### [Problem description]
Your output is the lines from the first one to the one containing "const icTicks = [2, 4];", repeated exactly, with images left out.

### [Supplied material]
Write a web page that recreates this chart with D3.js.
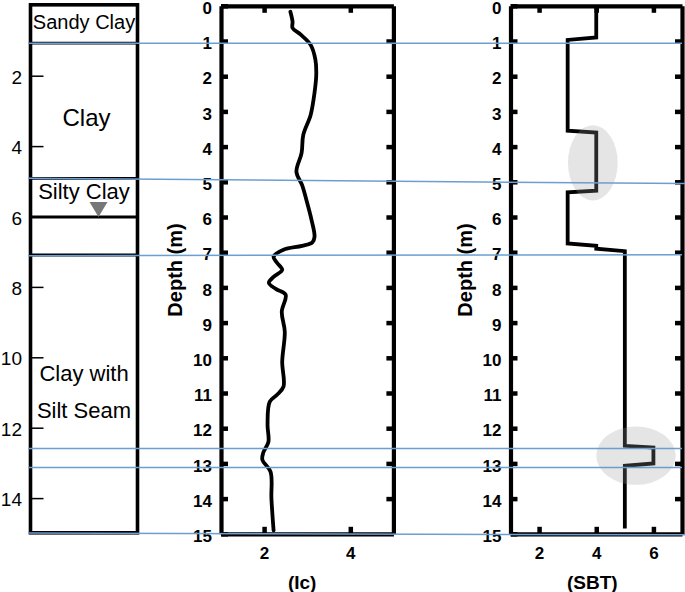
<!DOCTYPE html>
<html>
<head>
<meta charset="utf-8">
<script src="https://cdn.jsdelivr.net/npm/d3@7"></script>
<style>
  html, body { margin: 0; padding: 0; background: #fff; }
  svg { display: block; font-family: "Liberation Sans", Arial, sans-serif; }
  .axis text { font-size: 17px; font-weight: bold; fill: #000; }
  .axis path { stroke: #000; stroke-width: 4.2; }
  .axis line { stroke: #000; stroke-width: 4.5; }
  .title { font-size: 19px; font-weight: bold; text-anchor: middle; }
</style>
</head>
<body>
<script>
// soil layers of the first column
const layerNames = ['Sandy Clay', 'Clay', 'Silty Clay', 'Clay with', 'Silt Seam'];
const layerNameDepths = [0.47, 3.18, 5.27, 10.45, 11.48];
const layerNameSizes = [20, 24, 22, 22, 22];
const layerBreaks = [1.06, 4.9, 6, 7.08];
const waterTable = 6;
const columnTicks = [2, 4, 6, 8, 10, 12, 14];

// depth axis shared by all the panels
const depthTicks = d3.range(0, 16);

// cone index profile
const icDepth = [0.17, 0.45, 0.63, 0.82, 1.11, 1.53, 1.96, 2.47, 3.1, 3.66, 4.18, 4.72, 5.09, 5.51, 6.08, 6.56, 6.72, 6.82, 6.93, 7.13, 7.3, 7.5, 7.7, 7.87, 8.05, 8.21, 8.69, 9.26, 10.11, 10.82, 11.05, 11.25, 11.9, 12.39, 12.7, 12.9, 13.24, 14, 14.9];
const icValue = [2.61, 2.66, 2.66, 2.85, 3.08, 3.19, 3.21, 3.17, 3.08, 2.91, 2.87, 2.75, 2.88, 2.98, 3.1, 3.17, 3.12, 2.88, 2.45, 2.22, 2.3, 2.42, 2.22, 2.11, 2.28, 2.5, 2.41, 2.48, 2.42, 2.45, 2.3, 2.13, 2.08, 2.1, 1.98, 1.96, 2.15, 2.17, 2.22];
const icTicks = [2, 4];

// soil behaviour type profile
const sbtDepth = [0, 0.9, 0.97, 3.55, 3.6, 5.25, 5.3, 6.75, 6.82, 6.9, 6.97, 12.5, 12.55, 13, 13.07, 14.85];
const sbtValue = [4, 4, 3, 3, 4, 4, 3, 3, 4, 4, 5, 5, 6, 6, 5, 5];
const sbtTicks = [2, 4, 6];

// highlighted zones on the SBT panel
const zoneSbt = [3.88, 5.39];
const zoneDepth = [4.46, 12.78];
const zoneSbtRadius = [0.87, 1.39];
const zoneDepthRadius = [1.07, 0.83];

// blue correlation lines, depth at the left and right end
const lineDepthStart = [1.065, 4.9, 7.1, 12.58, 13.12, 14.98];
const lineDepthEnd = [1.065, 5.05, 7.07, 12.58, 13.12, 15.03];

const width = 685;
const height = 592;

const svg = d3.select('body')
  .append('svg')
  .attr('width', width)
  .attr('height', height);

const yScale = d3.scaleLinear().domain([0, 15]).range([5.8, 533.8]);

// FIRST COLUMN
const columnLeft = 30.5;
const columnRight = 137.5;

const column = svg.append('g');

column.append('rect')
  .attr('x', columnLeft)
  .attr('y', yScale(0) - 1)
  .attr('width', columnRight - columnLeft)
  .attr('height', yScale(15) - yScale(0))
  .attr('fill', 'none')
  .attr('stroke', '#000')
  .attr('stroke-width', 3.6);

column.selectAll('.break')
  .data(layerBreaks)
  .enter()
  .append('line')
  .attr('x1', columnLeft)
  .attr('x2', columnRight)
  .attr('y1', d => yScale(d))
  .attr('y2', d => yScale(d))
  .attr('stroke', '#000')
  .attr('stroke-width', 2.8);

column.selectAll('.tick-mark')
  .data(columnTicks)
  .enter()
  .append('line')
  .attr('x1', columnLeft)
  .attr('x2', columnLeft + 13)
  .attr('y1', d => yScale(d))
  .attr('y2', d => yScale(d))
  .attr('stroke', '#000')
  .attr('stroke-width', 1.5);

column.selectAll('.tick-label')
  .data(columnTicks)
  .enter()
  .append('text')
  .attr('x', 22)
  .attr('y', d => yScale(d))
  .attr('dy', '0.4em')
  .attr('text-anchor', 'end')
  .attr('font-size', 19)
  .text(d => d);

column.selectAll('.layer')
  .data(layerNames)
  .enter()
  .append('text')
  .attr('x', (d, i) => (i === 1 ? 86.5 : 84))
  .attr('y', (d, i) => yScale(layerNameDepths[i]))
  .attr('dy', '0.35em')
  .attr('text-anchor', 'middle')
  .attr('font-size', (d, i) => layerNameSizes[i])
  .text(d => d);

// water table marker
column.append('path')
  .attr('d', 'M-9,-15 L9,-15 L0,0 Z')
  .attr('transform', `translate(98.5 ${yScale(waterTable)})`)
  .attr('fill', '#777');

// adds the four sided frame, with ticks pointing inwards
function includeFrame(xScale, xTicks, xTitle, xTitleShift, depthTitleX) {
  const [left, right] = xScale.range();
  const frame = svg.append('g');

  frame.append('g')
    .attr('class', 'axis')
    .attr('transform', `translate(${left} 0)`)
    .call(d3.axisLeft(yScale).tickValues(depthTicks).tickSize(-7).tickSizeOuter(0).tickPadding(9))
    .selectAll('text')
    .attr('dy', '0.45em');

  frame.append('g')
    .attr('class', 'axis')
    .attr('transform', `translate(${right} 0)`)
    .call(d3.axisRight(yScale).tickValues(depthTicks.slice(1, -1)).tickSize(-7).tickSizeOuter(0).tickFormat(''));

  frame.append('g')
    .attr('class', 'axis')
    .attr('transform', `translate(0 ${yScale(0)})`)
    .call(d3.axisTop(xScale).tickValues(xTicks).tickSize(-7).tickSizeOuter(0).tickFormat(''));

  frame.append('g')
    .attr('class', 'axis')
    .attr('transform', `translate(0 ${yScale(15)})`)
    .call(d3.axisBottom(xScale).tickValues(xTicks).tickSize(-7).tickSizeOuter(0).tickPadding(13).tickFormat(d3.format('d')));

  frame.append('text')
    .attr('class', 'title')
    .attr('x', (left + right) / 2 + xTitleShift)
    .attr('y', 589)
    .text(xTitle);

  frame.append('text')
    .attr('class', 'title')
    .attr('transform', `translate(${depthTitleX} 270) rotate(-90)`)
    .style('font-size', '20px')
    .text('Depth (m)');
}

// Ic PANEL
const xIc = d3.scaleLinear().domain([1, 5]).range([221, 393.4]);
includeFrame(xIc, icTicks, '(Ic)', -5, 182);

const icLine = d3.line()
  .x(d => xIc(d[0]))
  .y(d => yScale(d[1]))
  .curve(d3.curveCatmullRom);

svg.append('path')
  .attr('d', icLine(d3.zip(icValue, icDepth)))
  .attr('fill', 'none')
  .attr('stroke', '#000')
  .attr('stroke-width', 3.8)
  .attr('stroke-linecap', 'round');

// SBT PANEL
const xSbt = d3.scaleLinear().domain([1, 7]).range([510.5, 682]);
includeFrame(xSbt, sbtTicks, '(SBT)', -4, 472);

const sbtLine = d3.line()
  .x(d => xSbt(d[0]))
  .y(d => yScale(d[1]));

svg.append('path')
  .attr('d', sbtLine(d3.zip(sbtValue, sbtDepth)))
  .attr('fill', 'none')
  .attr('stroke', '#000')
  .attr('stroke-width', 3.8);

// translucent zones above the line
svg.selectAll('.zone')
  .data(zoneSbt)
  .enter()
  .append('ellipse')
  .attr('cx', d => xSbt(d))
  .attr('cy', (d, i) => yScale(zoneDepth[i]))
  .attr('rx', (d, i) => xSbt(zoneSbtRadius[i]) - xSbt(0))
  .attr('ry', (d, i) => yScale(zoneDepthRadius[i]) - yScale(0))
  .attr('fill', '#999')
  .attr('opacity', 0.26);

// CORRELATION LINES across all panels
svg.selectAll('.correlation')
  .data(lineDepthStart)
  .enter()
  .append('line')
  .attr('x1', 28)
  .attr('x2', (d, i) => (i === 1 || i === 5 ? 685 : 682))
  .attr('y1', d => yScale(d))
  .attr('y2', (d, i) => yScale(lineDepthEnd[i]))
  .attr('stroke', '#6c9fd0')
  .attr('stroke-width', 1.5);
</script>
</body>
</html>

### [Response to the task]
Write a web page that recreates this chart with D3.js.
<!DOCTYPE html>
<html>
<head>
<meta charset="utf-8">
<script src="https://cdn.jsdelivr.net/npm/d3@7"></script>
<style>
  html, body { margin: 0; padding: 0; background: #fff; }
  svg { display: block; font-family: "Liberation Sans", Arial, sans-serif; }
  .axis text { font-size: 17px; font-weight: bold; fill: #000; }
  .axis path { stroke: #000; stroke-width: 4.2; }
  .axis line { stroke: #000; stroke-width: 4.5; }
  .title { font-size: 19px; font-weight: bold; text-anchor: middle; }
</style>
</head>
<body>
<script>
// soil layers of the first column
const layerNames = ['Sandy Clay', 'Clay', 'Silty Clay', 'Clay with', 'Silt Seam'];
const layerNameDepths = [0.47, 3.18, 5.27, 10.45, 11.48];
const layerNameSizes = [20, 24, 22, 22, 22];
const layerBreaks = [1.06, 4.9, 6, 7.08];
const waterTable = 6;
const columnTicks = [2, 4, 6, 8, 10, 12, 14];

// depth axis shared by all the panels
const depthTicks = d3.range(0, 16);

// cone index profile
const icDepth = [0.17, 0.45, 0.63, 0.82, 1.11, 1.53, 1.96, 2.47, 3.1, 3.66, 4.18, 4.72, 5.09, 5.51, 6.08, 6.56, 6.72, 6.82, 6.93, 7.13, 7.3, 7.5, 7.7, 7.87, 8.05, 8.21, 8.69, 9.26, 10.11, 10.82, 11.05, 11.25, 11.9, 12.39, 12.7, 12.9, 13.24, 14, 14.9];
const icValue = [2.61, 2.66, 2.66, 2.85, 3.08, 3.19, 3.21, 3.17, 3.08, 2.91, 2.87, 2.75, 2.88, 2.98, 3.1, 3.17, 3.12, 2.88, 2.45, 2.22, 2.3, 2.42, 2.22, 2.11, 2.28, 2.5, 2.41, 2.48, 2.42, 2.45, 2.3, 2.13, 2.08, 2.1, 1.98, 1.96, 2.15, 2.17, 2.22];
const icTicks = [2, 4];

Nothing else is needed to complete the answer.